Official development assistance has risen sharply to over US$100 billion in each of the past two years. Non-governmental organizations, foundations and other private groups, along with a growing number of multilateral agencies and new bilaterals have also increased their role in alleviating global poverty. But with the proliferation of new actors and instruments, aid flows have become fragmented and increasingly volatile. There is a pressing need for the actors to address the issues of whether and how to reform the current aid architecture for greater aid effectiveness.
On June 10, 2008, Homi Kharas and Johannes Linn of the Wolfensohn Center for Development at Brookings joined the Development Centre of the OECD to co-host a discussion on global development aid strategies.

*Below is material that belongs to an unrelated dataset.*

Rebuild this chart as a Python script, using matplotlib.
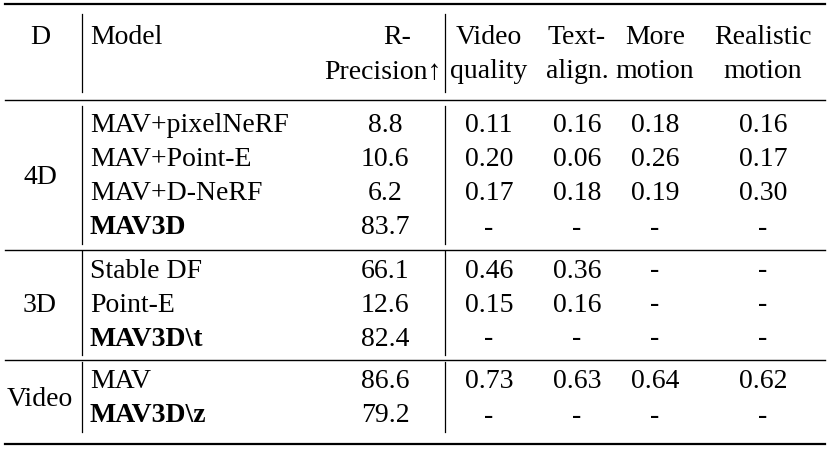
import matplotlib
matplotlib.use("Agg")
import matplotlib.pyplot as plt

plt.rcParams['font.family'] = ['Liberation Serif', 'DejaVu Serif']

groups = ["4D", "3D", "Video"]
models = [["MAV+pixelNeRF", "MAV+Point-E", "MAV+D-NeRF", "MAV3D"],
          ["Stable DF", "Point-E", "MAV3D\\t"],
          ["MAV", "MAV3D\\z"]]
bold_models = {"MAV3D", "MAV3D\\t", "MAV3D\\z"}
rprec = [["8.8", "10.6", "6.2", "83.7"],
         ["66.1", "12.6", "82.4"],
         ["86.6", "79.2"]]
scores = [[["0.11", "0.16", "0.18", "0.16"],
           ["0.20", "0.06", "0.26", "0.17"],
           ["0.17", "0.18", "0.19", "0.30"],
           ["-", "-", "-", "-"]],
          [["0.46", "0.36", "-", "-"],
           ["0.15", "0.16", "-", "-"],
           ["-", "-", "-", "-"]],
          [["0.73", "0.63", "0.64", "0.62"],
           ["-", "-", "-", "-"]]]
head_top = ["R-", "Video", "Text-", "More", "Realistic"]
head_bot = ["Precision\u2191", "quality", "align.", "motion", "motion"]

fig = plt.figure(figsize=(8.29, 4.58), dpi=100)
ax = fig.add_axes([0, 0, 1, 1])
ax.set_xlim(0, 829)
ax.set_ylim(458, 0)
ax.axis('off')

fs = 20
score_x = [489, 577, 655, 763]
rp_x = 385

# header
ax.text(40, 38, "D", ha='center', va='center', fontsize=fs)
ax.text(90, 38, "Model", ha='left', va='center', fontsize=fs)
ax.text(rp_x + 12, 38, head_top[0], ha='center', va='center', fontsize=fs)
ax.text(rp_x - 2, 72, head_bot[0], ha='center', va='center', fontsize=fs)
for x, t, b in zip(score_x, head_top[1:], head_bot[1:]):
    ax.text(x, 38, t, ha='center', va='center', fontsize=fs)
    ax.text(x, 72, b, ha='center', va='center', fontsize=fs)

ax.plot([5, 825], [4, 4], color='black', lw=1.6)
ax.plot([5, 825], [100, 100], color='black', lw=1.0)
ax.plot([82, 82], [14, 92], color='black', lw=0.9)
ax.plot([445, 445], [14, 92], color='black', lw=0.9)

section_start = [126, 271, 382]
step = 34
rule_after = [250, 360, 444]
for g, name in enumerate(groups):
    y0 = section_start[g]
    n = len(models[g])
    ys = [y0 + i * step for i in range(n)]
    ax.text(40, (ys[0] + ys[-1]) / 2, name, ha='center', va='center', fontsize=fs)
    top = y0 - 20
    bot = ys[-1] + 16
    ax.plot([82, 82], [top, bot], color='black', lw=0.9)
    ax.plot([445, 445], [top, bot], color='black', lw=0.9)
    for i, y in enumerate(ys):
        m = models[g][i]
        ax.text(90, y, m, ha='left', va='center', fontsize=fs,
                fontweight='bold' if m in bold_models else 'normal')
        ax.text(rp_x, y, rprec[g][i], ha='center', va='center', fontsize=fs)
        for x, v in zip(score_x, scores[g][i]):
            ax.text(x, y, v, ha='center', va='center', fontsize=fs)
    lw = 1.6 if g == len(groups) - 1 else 1.0
    ax.plot([5, 825], [rule_after[g], rule_after[g]], color='black', lw=lw)

fig.savefig("out.png", dpi=100)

The Wolfensohn Center strives to improve the effectiveness of aid by promoting a better understanding of the aid system including new donor actions and behaviors and current system trends, challenges, and inefficiencies. The Center’s Aid Effectiveness Initiative, led by Homi Kharas, was the first to quantify and value the costs of aid volatility. By providing measures showing the inefficiencies of the current system, the distribution of costs across recipients, and the distribution of responsilbity across donors, Kharas convincingly demonstrates that developing policy mechanisms to decrease aid volatility is a high priority. Through a series of analytical country case studies and by engaging with fellow development experts, donors, and recipients, the Wolfensohn Center will continue to examine the efficiency and sustainability of aid to provide policy recommendations to key stakeholders and encourage the international community to react to powerful new trends in international giving.